I’m writing this column at the Abergavenny Food Festival – the beer writer’s life is nothing if not glamorous and exotic. It’s become easily my favourite food festival in the UK, and I’m lucky enough to be invited to speak here most years.
I was talking to an artisanal food producer who we see every year, who has become a friend we only ever see once a year over charcuterie and cheap Prosecco.
I asked him how business was. “Tough,” he replied, as everyone does at the moment. “Foodservice is going really well, but retail is an absolute disaster. So we’re putting all our focus into foodservice at the moment.”
He went on to explain that the latest figures show half of all we spend on food now is spent eating out of home. At the festival itself, every year there are more concessions selling prepared food to be eaten on the spot as the number of those selling ingredients to be prepared at home shrinks.
I was initially stunned by this, given that spend seems to be moving the opposite way in alcohol, with more than half our spend on booze now going into the off-trade.
If I think for a minute, I can rationalise it: we are famously time-poor. More of us live alone, many of us in tiny flats with inadequate cooking facilities. Even when you look at those below the poverty line – often attacked by affluent snobs for spending their precious money on fast food – the economics of fuel, cooking and having a kitchen well-stocked with pots, pans, plates and a basic store cupboard can mean it works out cheaper to buy a meal than to cook it.
The big food chains rule?
So this means that with a rapidly increasing share of our total food spend, the restaurant sector should be buzzing, right?
Well, it doesn’t look that way. Researching my new book on British food, I was shocked to find that whether I was looking at curry houses, greasy spoon cafés or fish and chip shops, the rate of closure of these small, independent businesses is every bit as alarming as the toll of pub closures. High street rents are being pushed up by ‘aspirational’ developers, pricing out small businesses while we get the same big chains everywhere.
Good for the big chains then, yes? Well, no. This year has seen a third of the UK’s top 100 restaurant chains losing money, with big names like Prezzo, Byron, Carluccio’s, Strada and, most famously, Jamie’s Italian, all closing branches and struggling to stay afloat. I’m writing this after reading a review of Jamie’s Italian, which tells a tale of gratingly chummy menu language, dead-eyed servers and sloppy, drab food all served at eye-watering prices.
Pubs’ chance to prosper
So if both indies and chains are losing, who’s taking all this food spend that’s switching from home to out of home?
Well, news reports show that fast-food outlets and sandwich chains such as Pret A Manger are prospering. People may be eating out more, but they’re eating quicker and cheaper. This makes sense: few of us can afford to eat every meal in a decent restaurant.

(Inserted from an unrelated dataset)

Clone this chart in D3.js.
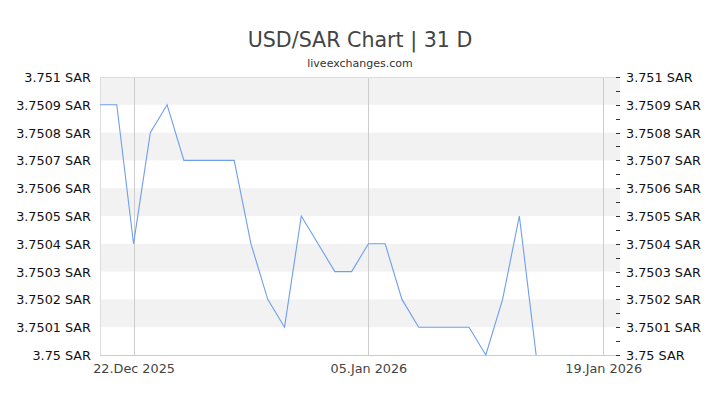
<!DOCTYPE html>
<html>
<head>
<meta charset="utf-8">
<script src="https://cdn.jsdelivr.net/npm/d3@7"></script>
<style>
	body { margin: 0; background: #fff; }
	svg, svg text { font-family: "DejaVu Sans", sans-serif; }
</style>
</head>
<body>
<div id="chart"></div>
<script>
var startDate = '2025-12-20';
var endDate = '2026-01-20';
var rates = [
	3.7509, 3.7509, 3.7504, 3.7508, 3.7509, 3.7507, 3.7507, 3.7507, 3.7507,
	3.7504, 3.7502, 3.7501, 3.7505, 3.7504, 3.7503, 3.7503, 3.7504, 3.7504,
	3.7502, 3.7501, 3.7501, 3.7501, 3.7501, 3.7500, 3.7502, 3.7505, 3.7500
];
var yTicks = [3.75, 3.7501, 3.7502, 3.7503, 3.7504, 3.7505, 3.7506, 3.7507, 3.7508, 3.7509, 3.751];
var yLabels = ['3.75', '3.7501', '3.7502', '3.7503', '3.7504', '3.7505', '3.7506', '3.7507', '3.7508', '3.7509', '3.751'];
var xTicks = ['2025-12-22', '2026-01-05', '2026-01-19'];
var xLabels = ['22.Dec 2025', '05.Jan 2026', '19.Jan 2026'];

var cfg = {
	w: 720,
	h: 405,
	mTop: 77,
	mRight: 100,
	mBottom: 50,
	mLeft: 100
};
var width = cfg.w - (cfg.mLeft + cfg.mRight),
	height = cfg.h - (cfg.mTop + cfg.mBottom);

var parse = d3.utcParse('%Y-%m-%d');
var day = 24 * 3600 * 1000;
var data = rates.map(function(v, i) {
	return { date: new Date(parse(startDate).getTime() + i * day), value: v };
});

var x = d3.scaleUtc()
	.domain([parse(startDate), parse(endDate)])
	.range([0, width]);
var y = d3.scaleLinear()
	.domain([yTicks[0], yTicks[yTicks.length - 1]])
	.range([height, 0]);

var root = d3.select('#chart').append('svg')
	.attr('width', cfg.w)
	.attr('height', cfg.h);

root.append('text')
	.attr('x', cfg.w / 2)
	.attr('y', 47)
	.attr('text-anchor', 'middle')
	.style('font-size', '20.6px')
	.style('fill', '#444')
	.text('USD/SAR Chart | 31 D');

root.append('text')
	.attr('x', cfg.w / 2)
	.attr('y', 67)
	.attr('text-anchor', 'middle')
	.style('font-size', '11px')
	.style('fill', '#333')
	.text('liveexchanges.com');

var svg = root.append('g')
	.attr('transform', 'translate(' + cfg.mLeft + ',' + cfg.mTop + ')');

// alternating bands
var bands = [];
for (var i = 1; i < yTicks.length; i += 2) {
	bands.push([yTicks[i], yTicks[i + 1]]);
}
svg.append('g').selectAll('rect')
	.data(bands)
	.enter()
	.append('rect')
	.attr('x', 0)
	.attr('width', width)
	.attr('y', function(d) { return y(d[1]); })
	.attr('height', function(d) { return y(d[0]) - y(d[1]); })
	.attr('fill', '#f2f2f2');

// vertical grid
svg.append('g').selectAll('line')
	.data(xTicks)
	.enter()
	.append('line')
	.attr('x1', function(d) { return Math.round(x(parse(d))) + 0.5; })
	.attr('x2', function(d) { return Math.round(x(parse(d))) + 0.5; })
	.attr('y1', 0)
	.attr('y2', height)
	.attr('stroke', '#ccc');

// frame
svg.append('path')
	.attr('d', 'M0.5,' + height + 'V0.5H' + width)
	.attr('fill', 'none')
	.attr('stroke', '#ddd');
svg.append('line')
	.attr('x1', 0).attr('x2', width)
	.attr('y1', height + 0.5).attr('y2', height + 0.5)
	.attr('stroke', '#ccc');

// line
svg.append('clipPath').attr('id', 'clip')
	.append('rect').attr('width', width).attr('height', height + 1);

var line = d3.line()
	.x(function(d) { return x(d.date); })
	.y(function(d) { return y(d.value); });

svg.append('path')
	.datum(data)
	.attr('clip-path', 'url(#clip)')
	.attr('d', line)
	.attr('fill', 'none')
	.attr('stroke', '#6f9ef0')
	.attr('stroke-width', 1.1);

// left axis
var yAxisL = d3.axisLeft(y).tickValues(yTicks).tickSize(0).tickPadding(9)
	.tickFormat(function(d, i) { return yLabels[i] + ' SAR'; });
svg.append('g')
	.call(yAxisL)
	.attr('font-family', null)
	.call(function(g) {
		g.select('.domain').remove();
		g.selectAll('text').style('font-size', '12.8px').style('fill', '#111').attr('dy', '0.35em');
	});

// right axis
var halfTicks = d3.range(0, 21).map(function(k) { return 3.75 + k * 0.00005; });
svg.append('g')
	.attr('transform', 'translate(' + width + ',0)')
	.selectAll('line')
	.data(halfTicks)
	.enter()
	.append('line')
	.attr('x1', -4).attr('x2', 0)
	.attr('y1', function(d) { return Math.round(y(d)) + 0.5; })
	.attr('y2', function(d) { return Math.round(y(d)) + 0.5; })
	.attr('stroke', '#333');

var yAxisR = d3.axisRight(y).tickValues(yTicks).tickSize(0).tickPadding(6)
	.tickFormat(function(d, i) { return yLabels[i] + ' SAR'; });
svg.append('g')
	.attr('transform', 'translate(' + width + ',0)')
	.call(yAxisR)
	.attr('font-family', null)
	.call(function(g) {
		g.select('.domain').remove();
		g.selectAll('text').style('font-size', '12.8px').style('fill', '#111').attr('dy', '0.35em');
	});

// x axis
var xAxis = d3.axisBottom(x).tickValues(xTicks.map(parse)).tickSize(0).tickPadding(9)
	.tickFormat(function(d, i) { return xLabels[i]; });
svg.append('g')
	.attr('transform', 'translate(0,' + height + ')')
	.call(xAxis)
	.attr('font-family', null)
	.call(function(g) {
		g.select('.domain').remove();
		g.selectAll('text').style('font-size', '12.8px').style('fill', '#444');
	});
</script>
</body>
</html>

This must surely also be a huge opportunity for pubs. I’ve written before about the yawning chasm between a bag of crisps and a full meal for people who are settling in for a couple of pints. Read Orwell or Patrick Hamilton, writing in the 1930s, and it was usual for pubs to have a range of appetising (by the standards of the time) bar snacks. The newly refurbished Newman Arms – the Truman’s Brewery flagship pub in central London – has a small saltbeef bagel station behind the bar that calls to me even now as I write. The pub I worked in as a student had a toastie machine and we were given foolproof, cellophane-wrapped toasties to pop in and serve on demand. Failing that, you could even display menus from nearby take-aways and provide plates and cutlery: the choice of whether you grumble about the extra clearing up or reflect on the fact that you just got two more rounds of drinks out of a group than you would if they’d left to eat elsewhere is up to you.
Whichever solution works best for you, not having a kitchen does not preclude you from selling food. If people want to eat out, but they don’t want to do so in restaurants, the potential opportunity for pubs is immense.